'O,' the novel (so, yep, fiction) of Obama's 2012 campaign
The novel "O," which officially hits shelves next week, is landing on desks in medialand today. Some select journalists (I'm not among them) were asked to refrain from commenting on whether or not they're the author -- because "O" is officially written by Anonymous.
Publisher Simon & Schuster does not want any hints pointing to who the author of "O" might or might not be. The only thing that they do reveal is that Anonymous has in fact stood in the same room as President Obama. Which narrows it down to -- oh gee, that's gonna be a big number.
"O" is a novel of the 2012 election. Which, of course, hasn't happened yet. That is a major feature distinguishing it from "Primary Colors," the 1996 book about a presidential campaign written by Anonymous.
"Primary Colors" was a roman-a-clef about Bill Clinton's 1992 campaign, so it promised highlights like media scandals, a tense and ambitious wife, a drunken sibling, and ladies who need to be handled. It reflected one of the most lively campaigns in recollection. It also had something going for it -- Joe Klein, a longtime journalist whose writing came alive in the book.
Can "O" pull off the same excitement? Is a fictional account of a campaign that has not yet happened going to be as amusing as a fictional account of one people remember -- one that will, indeed, begin all too soon?

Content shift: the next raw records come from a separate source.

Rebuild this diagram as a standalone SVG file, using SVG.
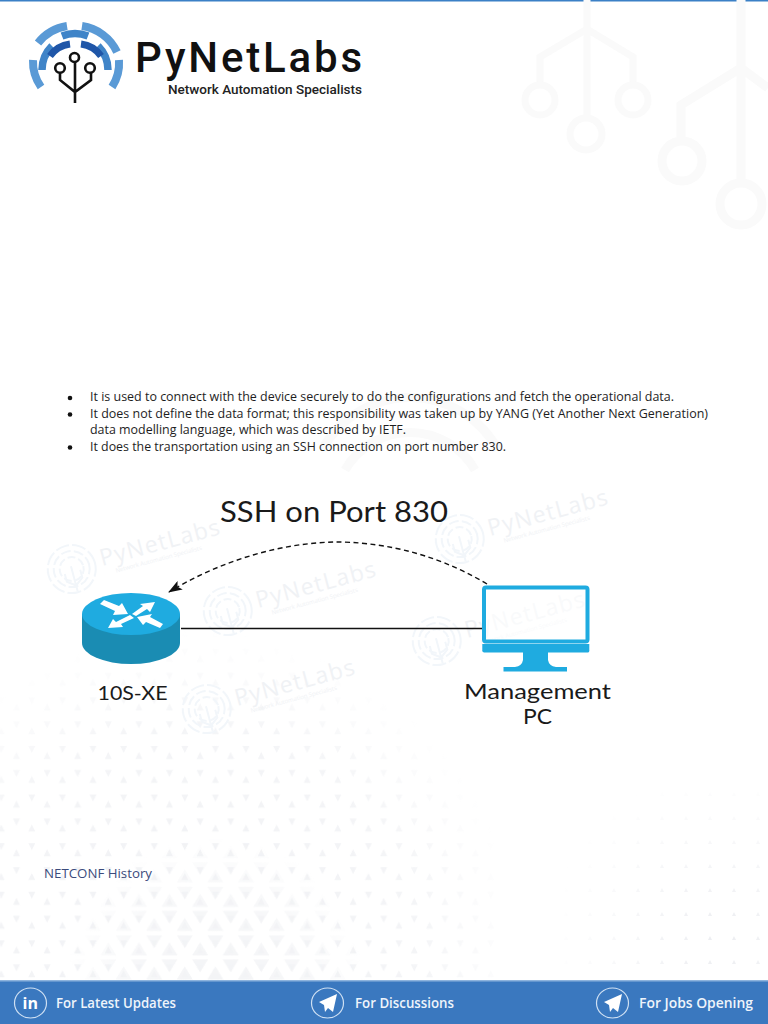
<svg xmlns="http://www.w3.org/2000/svg" width="768" height="1024" viewBox="0 0 768 1024">
<style>
.body{font-family:"Open Sans","Liberation Sans",sans-serif;font-size:12.5px;fill:#1e1e1e}
.pop{font-family:"Lato","Liberation Sans",sans-serif;fill:#1a1a1a}
.foot{font-family:"Open Sans","Liberation Sans",sans-serif;font-size:15px;font-weight:600;fill:#eef4fb}
.arc{fill:none}
.wm{fill:none;stroke:#f2f6fa;stroke-width:2}
.wmt{font-family:"Open Sans","Liberation Sans",sans-serif;fill:#f0f2f5}
.tree{fill:none;stroke:#fafafa}
</style>
<defs>
<marker id="ah" markerWidth="14" markerHeight="10" refX="13" refY="5" orient="auto" markerUnits="userSpaceOnUse"><path d="M0,0 L14,5 L0,10 L3,5 Z" fill="#111"/></marker>
<pattern id="tri" width="30.600" height="48.600" patternUnits="userSpaceOnUse" x="-6.450" y="739">
<path d="M22.950,13 l3.500,7 h-7 Z M4.200,7 h7 l-3.500,7 Z M7.650,37 l3.500,7 h-7 Z M19.450,31 h7 l-3.500,7 Z" fill="#f0f1f4"/>
</pattern>
<pattern id="triB" width="30.600" height="48.600" patternUnits="userSpaceOnUse" x="-6.450" y="739">
<path d="M22.950,9 l8,13 h-16 Z M-0.350,2 h16 l-8,13 Z M7.650,33 l8,13 h-16 Z M14.950,26 h16 l-8,13 Z" fill="#f3f4f6"/>
</pattern>
<pattern id="dots" width="24" height="24" patternUnits="userSpaceOnUse" x="4" y="830">
<path d="M10,10 l2,4 h-4 Z" fill="#ecedf1"/>
</pattern>
<radialGradient id="gL" gradientUnits="userSpaceOnUse" cx="190" cy="960" r="330">
<stop offset="0" stop-color="#fff"/><stop offset=".7" stop-color="#bbb"/><stop offset="1" stop-color="#000"/></radialGradient>
<radialGradient id="gB" gradientUnits="userSpaceOnUse" cx="215" cy="985" r="150">
<stop offset="0" stop-color="#fff"/><stop offset=".6" stop-color="#aaa"/><stop offset="1" stop-color="#000"/></radialGradient>
<radialGradient id="gR" gradientUnits="userSpaceOnUse" cx="720" cy="940" r="170">
<stop offset="0" stop-color="#fff"/><stop offset="1" stop-color="#000"/></radialGradient>
<mask id="mL"><rect x="0" y="600" width="500" height="380" fill="url(#gL)"/></mask>
<mask id="mB"><rect x="0" y="820" width="500" height="160" fill="url(#gB)"/></mask>
<mask id="mR"><rect x="540" y="780" width="228" height="200" fill="url(#gR)"/></mask>
<g id="wm">
<circle cx="0" cy="-1" r="24" class="wm" stroke-dasharray="14 3"/>
<circle cx="0" cy="-1" r="18" class="wm" stroke-dasharray="10 3"/>
<circle cx="0" cy="-1" r="12" class="wm" stroke-dasharray="8 3"/>
<path d="M0,-4 V22 M-8,2 V10 L0,16 L8,10 V2" class="wm"/>
<text x="30" y="4" class="wmt" font-size="23" letter-spacing="1.200">PyNetLabs</text>
<text x="42" y="14" class="wmt" font-size="6">Network Automation Specialists</text>
</g>
</defs>
<rect width="768" height="1024" fill="#fff"/>
<rect x="0" y="0" width="768" height="1.500" fill="#3b80c6"/>

<g id="background-trees">
<g class="tree" stroke-width="7"><path d="M587,0 V118 M540,84 V57 L587,29 L633,57 V84"/><circle cx="540" cy="100" r="15"/><circle cx="633" cy="100" r="15"/><circle cx="586" cy="134" r="16"/></g>
<g class="tree" stroke-width="9"><path d="M741,0 V183 M681,138 V105 L741,68 L768,88"/><circle cx="682" cy="161" r="20"/><circle cx="741" cy="204" r="21"/></g>
</g>

<g id="background-pattern">
<rect x="0" y="600" width="500" height="380" fill="url(#tri)" mask="url(#mL)"/>
<rect x="0" y="820" width="500" height="160" fill="url(#triB)" mask="url(#mB)"/>
<rect x="540" y="780" width="228" height="200" fill="url(#dots)" mask="url(#mR)"/>
<g fill="none" stroke="#fafafa" stroke-width="9"><path d="M345,470 A75,75 0 0 1 475,470"/><path d="M322,450 A100,100 0 0 1 498,450"/></g>
</g>

<g id="watermarks">
<use href="#wm" transform="translate(72,570) rotate(-15)"/>
<use href="#wm" transform="translate(228,612) rotate(-15)"/>
<use href="#wm" transform="translate(207,710) rotate(-15)"/>
<use href="#wm" transform="translate(460,540) rotate(-15)"/>
<use href="#wm" transform="translate(437,642) rotate(-15)"/>
</g>

<g id="logo">
<g class="arc" stroke="#5a9ad6" stroke-width="8">
<path d="M33,60 A44,44 0 0 0 41,87"/><path d="M38,43 A46,46 0 0 1 67,26"/><path d="M82,26 A46,46 0 0 1 117,52"/><path d="M119,60 A44,44 0 0 1 112,87"/>
</g>
<g class="arc" stroke="#3f84c8" stroke-width="7.500">
<path d="M62,36 A36,36 0 0 1 88,36"/><path d="M42,70 A34,34 0 0 1 52,46"/><path d="M98,46 A34,34 0 0 1 108,70"/>
</g>
<g class="arc" stroke="#1f56a8" stroke-width="7">
<path d="M50,56 A29,29 0 0 1 70,44"/><path d="M81,44 A29,29 0 0 1 101,56"/>
</g>
<g fill="#fff" stroke="#111" stroke-width="2.600">
<path d="M75,62 V103 M60,73 V80 L75,92 L91,80 V73" fill="none"/>
<circle cx="74.500" cy="57.500" r="4.500"/><circle cx="60" cy="68" r="4.800"/><circle cx="90" cy="68" r="4.800"/>
</g>
<text x="135" y="72" font-family="Roboto,'Liberation Sans',sans-serif" font-size="42" font-weight="500" fill="#111" textLength="227" lengthAdjust="spacing">PyNetLabs</text>
<text x="168" y="94" font-family="Roboto,'Liberation Sans',sans-serif" font-size="12" font-weight="500" fill="#222" textLength="194" lengthAdjust="spacingAndGlyphs">Network Automation Specialists</text>
</g>

<g id="bullets">
<g fill="#111"><circle cx="70" cy="398" r="2.300"/><circle cx="70" cy="414.500" r="2.300"/><circle cx="70" cy="447.500" r="2.300"/></g>
<text class="body" x="90" y="401" textLength="584" lengthAdjust="spacingAndGlyphs">It is used to connect with the device securely to do the configurations and fetch the operational data.</text>
<text class="body" x="90" y="417.500" textLength="618" lengthAdjust="spacingAndGlyphs">It does not define the data format; this responsibility was taken up by YANG (Yet Another Next Generation)</text>
<text class="body" x="90" y="434" textLength="316" lengthAdjust="spacingAndGlyphs">data modelling language, which was described by IETF.</text>
<text class="body" x="90" y="451" textLength="416" lengthAdjust="spacingAndGlyphs">It does the transportation using an SSH connection on port number 830.</text>
</g>

<text id="title" class="pop" x="220" y="522" font-size="29" textLength="228" lengthAdjust="spacingAndGlyphs">SSH on Port 830</text>

<g id="connectors">
<path d="M181,628.500 H483" fill="none" stroke="#111" stroke-width="1.300"/>
<path d="M487,584 C430,550 375,542 335,542 C280,543 220,561 169,592" fill="none" stroke="#111" stroke-width="1.400" stroke-dasharray="5 3.500" marker-end="url(#ah)"/>
</g>

<g id="router">
<path d="M82,614 V643 A49,21 0 0 0 180,643 V614 Z" fill="#1a8cb3"/>
<ellipse cx="131" cy="614" rx="49" ry="21" fill="#1fabe0"/>
<g fill="#fff">
<path d="M100,604 L104,600 L119,606 L122,603 L128,614 L113,615 L115,611 Z"/>
<path d="M155,602 L150,612 L147,609 L136,616 L132,614 L143,606 L140,604 Z"/>
<path d="M108,628 L113,619 L116,622 L130,615 L134,618 L121,624 L123,627 Z"/>
<path d="M137,617 L152,614 L150,617 L163,624 L160,628 L146,622 L143,625 Z"/>
</g>
<text class="pop" x="97.500" y="700" font-size="20" textLength="70" lengthAdjust="spacingAndGlyphs">10S-XE</text>
</g>

<g id="management-pc">
<rect x="484" y="587.500" width="103.500" height="54" rx="2" fill="#fff" fill-opacity=".6" stroke="#1fabe0" stroke-width="4"/>
<path d="M482.300,644 H589.300 V650 A2,2 0 0 1 587,652.500 H484.500 A2,2 0 0 1 482.300,650 Z" fill="#1fabe0"/>
<path d="M523,652 H548 V660 Q549,666 556,667 H567 V671.500 H503.500 V667 H515 Q522,666 523,660 Z" fill="#1fabe0"/>
<text class="pop" x="464" y="699" font-size="21" textLength="147" lengthAdjust="spacingAndGlyphs">Management</text>
<text class="pop" x="523" y="724" font-size="21" textLength="29" lengthAdjust="spacingAndGlyphs">PC</text>
</g>

<text id="history" x="44" y="878" font-family="'Open Sans','Liberation Sans',sans-serif" font-size="12.500" fill="#3b4b7c" textLength="108" lengthAdjust="spacingAndGlyphs">NETCONF History</text>

<g id="footer">
<rect x="0" y="980" width="768" height="44" fill="#3a78bf"/>
<rect x="0" y="980" width="768" height="1.500" fill="#8db3dd"/>
<g fill="none" stroke="#cfe0f3" stroke-width="1.200"><ellipse cx="30.500" cy="1003" rx="16" ry="15"/><ellipse cx="327.500" cy="1003" rx="16" ry="15"/><ellipse cx="612.500" cy="1003" rx="16" ry="15"/></g>
<text x="22.500" y="1009" font-family="'Open Sans','Liberation Sans',sans-serif" font-size="16" font-weight="700" fill="#fff">in</text>
<path d="M319,1002 L337,994 L333,1012 L328,1008 L325,1012 L324,1005 Z" fill="#fff"/>
<path d="M604,1002 L622,994 L618,1012 L613,1008 L610,1012 L609,1005 Z" fill="#fff"/>
<text class="foot" x="56" y="1008" textLength="120" lengthAdjust="spacingAndGlyphs">For Latest Updates</text>
<text class="foot" x="355" y="1008" textLength="99" lengthAdjust="spacingAndGlyphs">For Discussions</text>
<text class="foot" x="639" y="1008" textLength="114" lengthAdjust="spacingAndGlyphs">For Jobs Opening</text>
</g>
</svg>
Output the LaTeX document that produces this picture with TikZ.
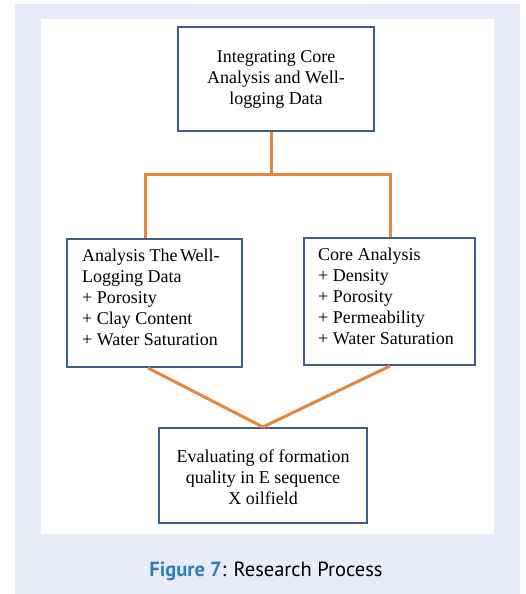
\documentclass[tikz,border=0pt]{standalone}
\usepackage{fontspec}
\setmainfont{Liberation Serif}
\newfontfamily\capfont{PT Sans}
\definecolor{panel}{HTML}{E7ECF6}
\definecolor{boxblue}{HTML}{3F5E8C}
\definecolor{linkorange}{HTML}{E8853D}
\definecolor{capblue}{HTML}{2F7DC0}
\tikzset{
  box/.style={draw=boxblue, line width=2pt, fill=white, inner sep=0pt},
  txt/.style={inner sep=0pt, font=\fontsize{18}{21}\selectfont},
  conn/.style={draw=linkorange, line width=3pt, line join=miter}
}
\begin{document}
\begin{tikzpicture}[x=1pt,y=-1pt]
\useasboundingbox (0,0) rectangle (525,594);
\fill[white] (0,0) rectangle (525,594);
\fill[panel] (15,4) rectangle (520,594);
\fill[white] (41,19) rectangle (494,534);
% boxes
\node[box, minimum width=196pt, minimum height=104pt] (T) at (276,79) {};
\node[box, minimum width=175pt, minimum height=128pt] (L) at (154.5,303) {};
\node[box, minimum width=171pt, minimum height=127pt] (R) at (389.5,301.5) {};
\node[box, minimum width=208pt, minimum height=95pt] (B) at (263,475.5) {};
% texts
\node[txt, align=center] (Tt) at (276,79) {Integrating Core\\Analysis and Well-\\logging Data};
\node[txt, align=left, anchor=west] (Lt) at (82,297) {Analysis The\hspace{-2pt} Well-\\Logging Data\\+ Porosity\\+ Clay Content\\+ Water Saturation};
\node[txt, align=left, anchor=west] (Rt) at (318,296) {Core Analysis\\+ Density\\+ Porosity\\+ Permeability\\+ Water Saturation};
\node[txt, align=center] (Bt) at (263,477) {Evaluating of formation\\quality in E sequence\\X oilfield};
% connectors
\coordinate (j) at (271,174.5);
\coordinate (jl) at (145.5,174.5);
\coordinate (jr) at (390,174.5);
\draw[conn] (T.south -| j) -- (j);
\draw[conn] (L.north -| jl) -- (jl) -- (jr) -- (R.north -| jr);
\draw[conn] (L.south -| 148,0) -- (B.north);
\draw[conn] (R.south -| 390,0) -- (B.north);
% caption
\node[inner sep=0pt, font=\capfont\fontsize{20.5}{24}\selectfont] (cap) at (266,571) {\textcolor{capblue}{\bfseries Figure 7}: Research Process};
\end{tikzpicture}
\end{document}
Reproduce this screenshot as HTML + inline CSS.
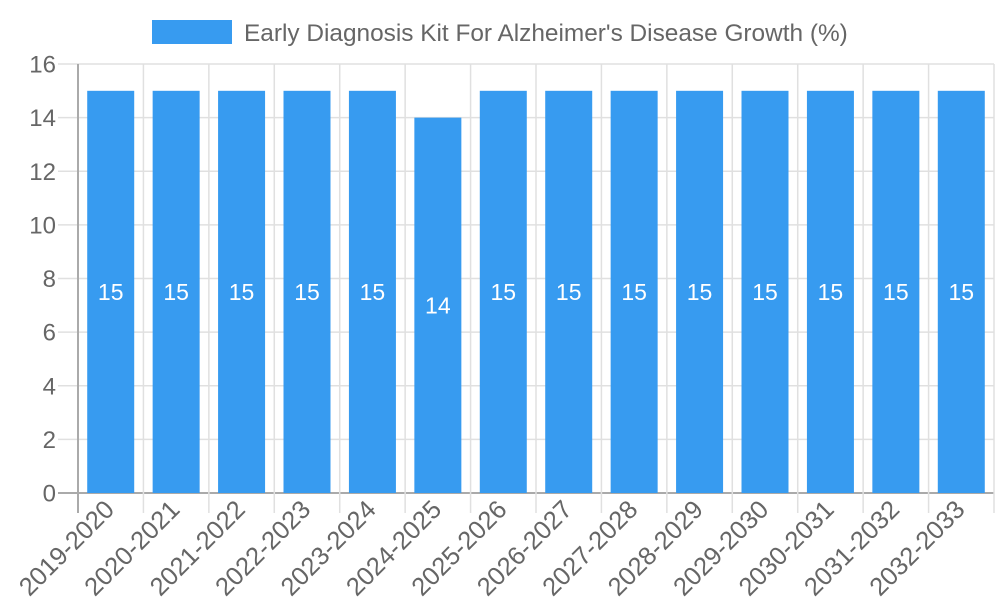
<!DOCTYPE html>
<html><head><meta charset="utf-8"><style>
html,body{margin:0;padding:0;background:#fff;}
svg{display:block;font-family:"Liberation Sans",sans-serif;}
</style></head><body>
<svg id="chart" width="1000" height="600">
  <rect x="152" y="20" width="80" height="24" fill="#379bf0"></rect>
  <text x="244" y="41" font-size="24.4" fill="#666">Early Diagnosis Kit For Alzheimer's Disease Growth (%)</text>
  <g id="grid"></g><g id="bars"></g><g id="labels"></g>
</svg>
<script>
const categories=["2019-2020","2020-2021","2021-2022","2022-2023","2023-2024","2024-2025","2025-2026","2026-2027","2027-2028","2028-2029","2029-2030","2030-2031","2031-2032","2032-2033"];
const growthValues=[15,15,15,15,15,14,15,15,15,15,15,15,15,15];
const yTicks=[0,2,4,6,8,10,12,14,16];
const NS="http://www.w3.org/2000/svg";
const L=78,R=994,T=64,B=493,yMax=16;
const bw=(R-L)/categories.length;
const y=v=>B-(v/yMax)*(B-T);
const x=i=>L+i*bw;
function mk(t,a,p){const e=document.createElementNS(NS,t);for(const k in a)e.setAttribute(k,a[k]);p.appendChild(e);return e;}
const grid=document.getElementById('grid'),bars=document.getElementById('bars'),labels=document.getElementById('labels');
yTicks.forEach(v=>{
  const ln=mk('line',{x1:58,x2:R,y1:y(v),y2:y(v),stroke:v===0?'#aaa':'#e0e0e0','stroke-width':v===0?2:1.5},grid);
  
  
  const t=mk('text',{x:56,y:y(v)+8.5,'text-anchor':'end','font-size':24,fill:'#666'},grid);
  t.textContent=v;
  
  
});
for(let i=0;i<=categories.length;i++){
  const ln=mk('line',{x1:x(i),x2:x(i),y1:T,y2:B+20,stroke:i===0?'#aaa':'#e0e0e0','stroke-width':i===0?2:1.5},grid);
  
  
}
categories.forEach((c,i)=>{
  const cx=x(i)+bw/2,v=growthValues[i];
  const r=mk('rect',{x:cx-23.5,y:y(v),width:47,height:B-y(v),fill:'#379bf0'},bars);
  
  
  const vl=mk('text',{x:cx,y:(y(v)+B)/2+8,'text-anchor':'middle','font-size':23,fill:'#fff'},labels);
  vl.textContent=v;
  
  
  const xl=mk('text',{x:cx+5,y:B+18,'text-anchor':'end','font-size':25.5,fill:'#666',transform:`rotate(-45 ${cx+5} ${B+18})`},labels);
  xl.textContent=c;
  
  
});
</script>
</body></html>
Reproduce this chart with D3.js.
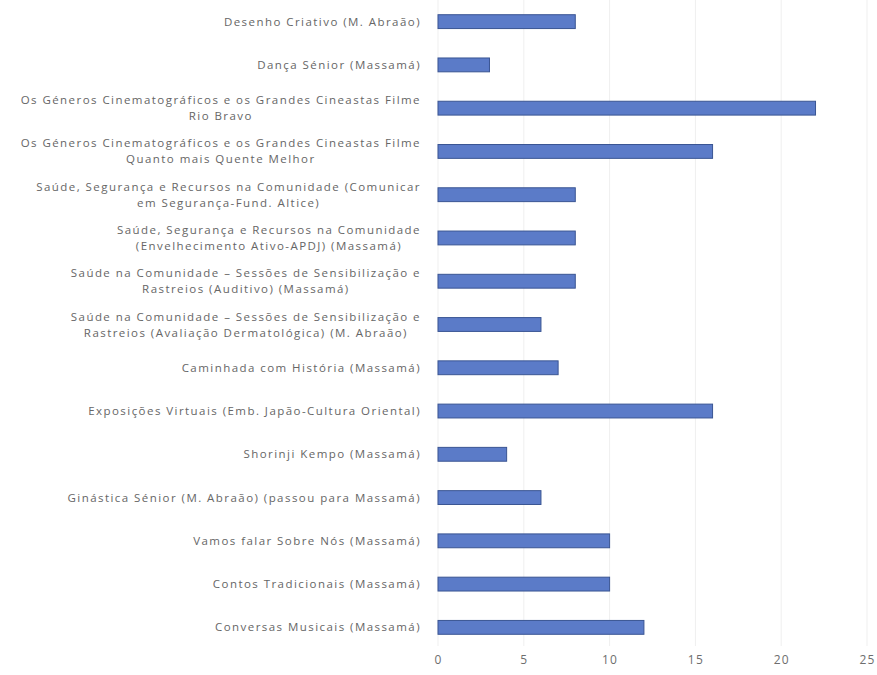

What's more, can fiction hope to compete with the real thing? Theodore H. White created the gold standard of nonfiction campaign chronicles with "The Making of the President, 1960" in which he looked at candidates, up close, from the campaign's beginning to end. His book about the 1960 campaign was so successful -- it won the Pulitzer Prize and was a bestseller -- that White went on to write "The Making of the President, 1964," "The Making of the President, 1968," "The Making of the President, 1972." These books prove that truth is stranger than fiction: Who would think a man running for president would cry during a press conference -- then, after denying that he had shed tears, quit the Democratic primary race over the incident? Edmund Muskie did -- but can you sell such a crazy story in a novel?
As for Anonymous, it took about six months before Klein admitted he was the one who'd written "Primary Colors." That was in 1996, when the Internet speed was counted in bauds -- now, how long will it take for Anonymous to be revealed?